Short task >>
Exclude the pictures and reproduce the remaining data exactly as written.

__________

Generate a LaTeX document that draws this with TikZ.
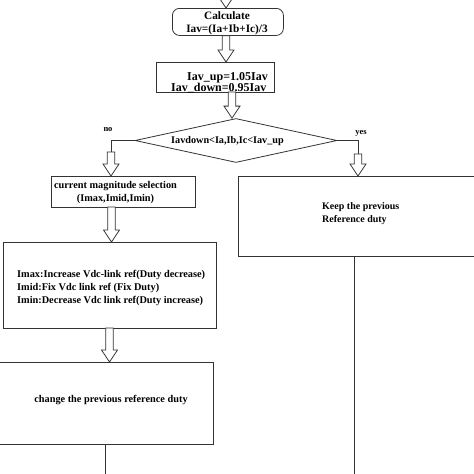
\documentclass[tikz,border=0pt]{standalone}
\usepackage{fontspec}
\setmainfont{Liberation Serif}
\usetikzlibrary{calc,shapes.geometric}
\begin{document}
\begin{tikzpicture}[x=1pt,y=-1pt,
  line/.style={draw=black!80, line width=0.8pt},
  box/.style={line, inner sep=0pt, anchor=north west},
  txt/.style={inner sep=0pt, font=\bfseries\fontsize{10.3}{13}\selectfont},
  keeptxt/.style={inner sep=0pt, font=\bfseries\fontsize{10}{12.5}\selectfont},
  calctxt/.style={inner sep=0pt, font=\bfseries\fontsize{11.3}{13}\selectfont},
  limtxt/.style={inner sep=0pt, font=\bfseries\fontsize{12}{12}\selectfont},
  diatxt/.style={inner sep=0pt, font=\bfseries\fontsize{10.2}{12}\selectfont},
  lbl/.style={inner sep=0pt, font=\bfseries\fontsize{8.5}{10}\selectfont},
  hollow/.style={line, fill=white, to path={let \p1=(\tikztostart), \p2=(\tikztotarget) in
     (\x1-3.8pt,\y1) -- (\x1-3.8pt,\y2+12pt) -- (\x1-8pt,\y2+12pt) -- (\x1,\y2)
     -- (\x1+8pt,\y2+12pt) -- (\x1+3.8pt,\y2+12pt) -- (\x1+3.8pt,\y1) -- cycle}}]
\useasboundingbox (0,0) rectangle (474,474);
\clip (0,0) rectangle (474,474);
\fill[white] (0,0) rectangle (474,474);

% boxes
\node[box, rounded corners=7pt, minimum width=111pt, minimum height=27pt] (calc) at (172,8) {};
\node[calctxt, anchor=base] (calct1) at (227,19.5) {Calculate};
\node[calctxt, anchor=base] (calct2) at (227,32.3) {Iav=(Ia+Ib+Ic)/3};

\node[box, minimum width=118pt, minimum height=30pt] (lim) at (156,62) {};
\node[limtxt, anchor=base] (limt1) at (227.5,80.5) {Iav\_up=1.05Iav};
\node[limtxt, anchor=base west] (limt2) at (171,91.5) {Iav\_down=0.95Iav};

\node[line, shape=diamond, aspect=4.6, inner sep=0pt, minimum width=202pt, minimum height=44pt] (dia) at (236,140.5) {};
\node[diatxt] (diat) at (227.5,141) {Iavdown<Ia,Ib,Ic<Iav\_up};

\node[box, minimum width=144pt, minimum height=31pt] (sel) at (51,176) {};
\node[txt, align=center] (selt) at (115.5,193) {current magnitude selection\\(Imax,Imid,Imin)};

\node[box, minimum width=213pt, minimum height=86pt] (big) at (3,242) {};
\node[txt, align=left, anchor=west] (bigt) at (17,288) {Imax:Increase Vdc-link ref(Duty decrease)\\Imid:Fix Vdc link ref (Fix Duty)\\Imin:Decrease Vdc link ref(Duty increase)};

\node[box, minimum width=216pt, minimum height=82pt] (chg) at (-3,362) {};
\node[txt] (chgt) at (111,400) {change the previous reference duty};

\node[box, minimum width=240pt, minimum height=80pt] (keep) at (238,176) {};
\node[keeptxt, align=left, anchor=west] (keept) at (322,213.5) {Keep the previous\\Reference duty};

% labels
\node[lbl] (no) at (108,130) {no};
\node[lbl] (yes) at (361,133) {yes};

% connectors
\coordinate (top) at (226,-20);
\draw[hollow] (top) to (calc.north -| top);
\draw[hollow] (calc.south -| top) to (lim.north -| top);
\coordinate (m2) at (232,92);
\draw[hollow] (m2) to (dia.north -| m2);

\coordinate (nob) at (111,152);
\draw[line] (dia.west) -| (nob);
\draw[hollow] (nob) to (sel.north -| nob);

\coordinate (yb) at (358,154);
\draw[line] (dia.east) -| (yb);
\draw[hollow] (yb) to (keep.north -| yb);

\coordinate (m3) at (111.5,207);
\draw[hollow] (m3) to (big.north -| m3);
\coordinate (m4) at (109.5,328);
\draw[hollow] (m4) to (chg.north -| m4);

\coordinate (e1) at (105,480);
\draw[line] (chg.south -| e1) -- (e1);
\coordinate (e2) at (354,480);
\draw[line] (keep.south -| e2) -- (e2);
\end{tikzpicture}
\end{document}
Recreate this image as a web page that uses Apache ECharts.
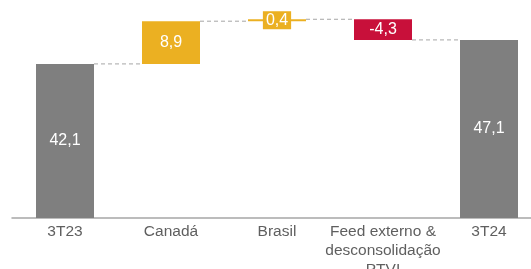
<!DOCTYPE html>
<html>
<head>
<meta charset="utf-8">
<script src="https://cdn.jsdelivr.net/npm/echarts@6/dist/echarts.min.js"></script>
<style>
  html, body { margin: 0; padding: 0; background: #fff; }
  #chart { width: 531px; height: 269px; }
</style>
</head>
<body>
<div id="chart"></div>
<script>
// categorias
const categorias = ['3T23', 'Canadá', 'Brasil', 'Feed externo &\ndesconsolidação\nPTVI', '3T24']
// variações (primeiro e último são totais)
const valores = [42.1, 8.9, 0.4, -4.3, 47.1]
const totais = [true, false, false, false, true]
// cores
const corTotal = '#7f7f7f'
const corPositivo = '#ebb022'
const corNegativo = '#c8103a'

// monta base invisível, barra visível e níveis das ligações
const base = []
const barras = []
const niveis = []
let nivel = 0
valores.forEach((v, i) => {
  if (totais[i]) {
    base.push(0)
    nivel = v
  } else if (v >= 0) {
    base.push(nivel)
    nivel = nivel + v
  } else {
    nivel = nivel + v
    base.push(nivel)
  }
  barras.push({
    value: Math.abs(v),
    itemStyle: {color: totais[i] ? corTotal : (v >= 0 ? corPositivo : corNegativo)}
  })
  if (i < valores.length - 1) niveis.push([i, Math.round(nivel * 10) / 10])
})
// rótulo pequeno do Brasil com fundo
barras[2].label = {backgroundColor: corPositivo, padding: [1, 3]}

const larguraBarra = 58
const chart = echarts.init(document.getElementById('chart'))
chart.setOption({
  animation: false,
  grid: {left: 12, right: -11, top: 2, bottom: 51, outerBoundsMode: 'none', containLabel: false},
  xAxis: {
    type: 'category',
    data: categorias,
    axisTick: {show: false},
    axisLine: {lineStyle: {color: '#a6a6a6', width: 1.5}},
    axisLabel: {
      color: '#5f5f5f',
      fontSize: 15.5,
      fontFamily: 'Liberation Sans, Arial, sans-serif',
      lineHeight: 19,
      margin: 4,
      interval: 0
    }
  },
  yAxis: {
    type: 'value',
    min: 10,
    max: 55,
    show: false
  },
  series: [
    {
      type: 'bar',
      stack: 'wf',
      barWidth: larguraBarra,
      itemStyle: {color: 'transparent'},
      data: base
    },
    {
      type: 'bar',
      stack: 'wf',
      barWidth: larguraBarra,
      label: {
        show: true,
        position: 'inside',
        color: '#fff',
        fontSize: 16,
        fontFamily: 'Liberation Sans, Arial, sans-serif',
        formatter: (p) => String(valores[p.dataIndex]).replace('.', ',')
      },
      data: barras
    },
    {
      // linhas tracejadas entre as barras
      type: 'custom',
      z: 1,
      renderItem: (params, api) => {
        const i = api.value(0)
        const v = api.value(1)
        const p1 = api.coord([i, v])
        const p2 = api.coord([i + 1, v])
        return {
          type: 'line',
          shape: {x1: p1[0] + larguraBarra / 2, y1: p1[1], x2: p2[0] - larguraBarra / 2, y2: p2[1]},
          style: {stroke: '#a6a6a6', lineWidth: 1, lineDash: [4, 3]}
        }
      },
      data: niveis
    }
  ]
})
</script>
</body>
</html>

__________

Result for this exercise >>
Generate a LaTeX document that draws this with TikZ.
\documentclass[tikz,border=0pt]{standalone}
\usepackage{fontspec}
\setmainfont{Liberation Serif}
\usetikzlibrary{calc,shapes.geometric}
\begin{document}
\begin{tikzpicture}[x=1pt,y=-1pt,
  line/.style={draw=black!80, line width=0.8pt},
  box/.style={line, inner sep=0pt, anchor=north west},
  txt/.style={inner sep=0pt, font=\bfseries\fontsize{10.3}{13}\selectfont},
  keeptxt/.style={inner sep=0pt, font=\bfseries\fontsize{10}{12.5}\selectfont},
  calctxt/.style={inner sep=0pt, font=\bfseries\fontsize{11.3}{13}\selectfont},
  limtxt/.style={inner sep=0pt, font=\bfseries\fontsize{12}{12}\selectfont},
  diatxt/.style={inner sep=0pt, font=\bfseries\fontsize{10.2}{12}\selectfont},
  lbl/.style={inner sep=0pt, font=\bfseries\fontsize{8.5}{10}\selectfont},
  hollow/.style={line, fill=white, to path={let \p1=(\tikztostart), \p2=(\tikztotarget) in
     (\x1-3.8pt,\y1) -- (\x1-3.8pt,\y2+12pt) -- (\x1-8pt,\y2+12pt) -- (\x1,\y2)
     -- (\x1+8pt,\y2+12pt) -- (\x1+3.8pt,\y2+12pt) -- (\x1+3.8pt,\y1) -- cycle}}]
\useasboundingbox (0,0) rectangle (474,474);
\clip (0,0) rectangle (474,474);
\fill[white] (0,0) rectangle (474,474);

% boxes
\node[box, rounded corners=7pt, minimum width=111pt, minimum height=27pt] (calc) at (172,8) {};
\node[calctxt, anchor=base] (calct1) at (227,19.5) {Calculate};
\node[calctxt, anchor=base] (calct2) at (227,32.3) {Iav=(Ia+Ib+Ic)/3};

\node[box, minimum width=118pt, minimum height=30pt] (lim) at (156,62) {};
\node[limtxt, anchor=base] (limt1) at (227.5,80.5) {Iav\_up=1.05Iav};
\node[limtxt, anchor=base west] (limt2) at (171,91.5) {Iav\_down=0.95Iav};

\node[line, shape=diamond, aspect=4.6, inner sep=0pt, minimum width=202pt, minimum height=44pt] (dia) at (236,140.5) {};
\node[diatxt] (diat) at (227.5,141) {Iavdown<Ia,Ib,Ic<Iav\_up};

\node[box, minimum width=144pt, minimum height=31pt] (sel) at (51,176) {};
\node[txt, align=center] (selt) at (115.5,193) {current magnitude selection\\(Imax,Imid,Imin)};

\node[box, minimum width=213pt, minimum height=86pt] (big) at (3,242) {};
\node[txt, align=left, anchor=west] (bigt) at (17,288) {Imax:Increase Vdc-link ref(Duty decrease)\\Imid:Fix Vdc link ref (Fix Duty)\\Imin:Decrease Vdc link ref(Duty increase)};

\node[box, minimum width=216pt, minimum height=82pt] (chg) at (-3,362) {};
\node[txt] (chgt) at (111,400) {change the previous reference duty};

\node[box, minimum width=240pt, minimum height=80pt] (keep) at (238,176) {};
\node[keeptxt, align=left, anchor=west] (keept) at (322,213.5) {Keep the previous\\Reference duty};

% labels
\node[lbl] (no) at (108,130) {no};
\node[lbl] (yes) at (361,133) {yes};

% connectors
\coordinate (top) at (226,-20);
\draw[hollow] (top) to (calc.north -| top);
\draw[hollow] (calc.south -| top) to (lim.north -| top);
\coordinate (m2) at (232,92);
\draw[hollow] (m2) to (dia.north -| m2);

\coordinate (nob) at (111,152);
\draw[line] (dia.west) -| (nob);
\draw[hollow] (nob) to (sel.north -| nob);

\coordinate (yb) at (358,154);
\draw[line] (dia.east) -| (yb);
\draw[hollow] (yb) to (keep.north -| yb);

\coordinate (m3) at (111.5,207);
\draw[hollow] (m3) to (big.north -| m3);
\coordinate (m4) at (109.5,328);
\draw[hollow] (m4) to (chg.north -| m4);

\coordinate (e1) at (105,480);
\draw[line] (chg.south -| e1) -- (e1);
\coordinate (e2) at (354,480);
\draw[line] (keep.south -| e2) -- (e2);
\end{tikzpicture}
\end{document}
Recreate this image as a web page that uses Apache ECharts.
<!DOCTYPE html>
<html>
<head>
<meta charset="utf-8">
<script src="https://cdn.jsdelivr.net/npm/echarts@6/dist/echarts.min.js"></script>
<style>
  html, body { margin: 0; padding: 0; background: #fff; }
  #chart { width: 531px; height: 269px; }
</style>
</head>
<body>
<div id="chart"></div>
<script>
// categorias
const categorias = ['3T23', 'Canadá', 'Brasil', 'Feed externo &\ndesconsolidação\nPTVI', '3T24']
// variações (primeiro e último são totais)
const valores = [42.1, 8.9, 0.4, -4.3, 47.1]
const totais = [true, false, false, false, true]
// cores
const corTotal = '#7f7f7f'
const corPositivo = '#ebb022'
const corNegativo = '#c8103a'

// monta base invisível, barra visível e níveis das ligações
const base = []
const barras = []
const niveis = []
let nivel = 0
valores.forEach((v, i) => {
  if (totais[i]) {
    base.push(0)
    nivel = v
  } else if (v >= 0) {
    base.push(nivel)
    nivel = nivel + v
  } else {
    nivel = nivel + v
    base.push(nivel)
  }
  barras.push({
    value: Math.abs(v),
    itemStyle: {color: totais[i] ? corTotal : (v >= 0 ? corPositivo : corNegativo)}
  })
  if (i < valores.length - 1) niveis.push([i, Math.round(nivel * 10) / 10])
})
// rótulo pequeno do Brasil com fundo
barras[2].label = {backgroundColor: corPositivo, padding: [1, 3]}

const larguraBarra = 58
const chart = echarts.init(document.getElementById('chart'))
chart.setOption({
  animation: false,
  grid: {left: 12, right: -11, top: 2, bottom: 51, outerBoundsMode: 'none', containLabel: false},
  xAxis: {
    type: 'category',
    data: categorias,
    axisTick: {show: false},
    axisLine: {lineStyle: {color: '#a6a6a6', width: 1.5}},
    axisLabel: {
      color: '#5f5f5f',
      fontSize: 15.5,
      fontFamily: 'Liberation Sans, Arial, sans-serif',
      lineHeight: 19,
      margin: 4,
      interval: 0
    }
  },
  yAxis: {
    type: 'value',
    min: 10,
    max: 55,
    show: false
  },
  series: [
    {
      type: 'bar',
      stack: 'wf',
      barWidth: larguraBarra,
      itemStyle: {color: 'transparent'},
      data: base
    },
    {
      type: 'bar',
      stack: 'wf',
      barWidth: larguraBarra,
      label: {
        show: true,
        position: 'inside',
        color: '#fff',
        fontSize: 16,
        fontFamily: 'Liberation Sans, Arial, sans-serif',
        formatter: (p) => String(valores[p.dataIndex]).replace('.', ',')
      },
      data: barras
    },
    {
      // linhas tracejadas entre as barras
      type: 'custom',
      z: 1,
      renderItem: (params, api) => {
        const i = api.value(0)
        const v = api.value(1)
        const p1 = api.coord([i, v])
        const p2 = api.coord([i + 1, v])
        return {
          type: 'line',
          shape: {x1: p1[0] + larguraBarra / 2, y1: p1[1], x2: p2[0] - larguraBarra / 2, y2: p2[1]},
          style: {stroke: '#a6a6a6', lineWidth: 1, lineDash: [4, 3]}
        }
      },
      data: niveis
    }
  ]
})
</script>
</body>
</html>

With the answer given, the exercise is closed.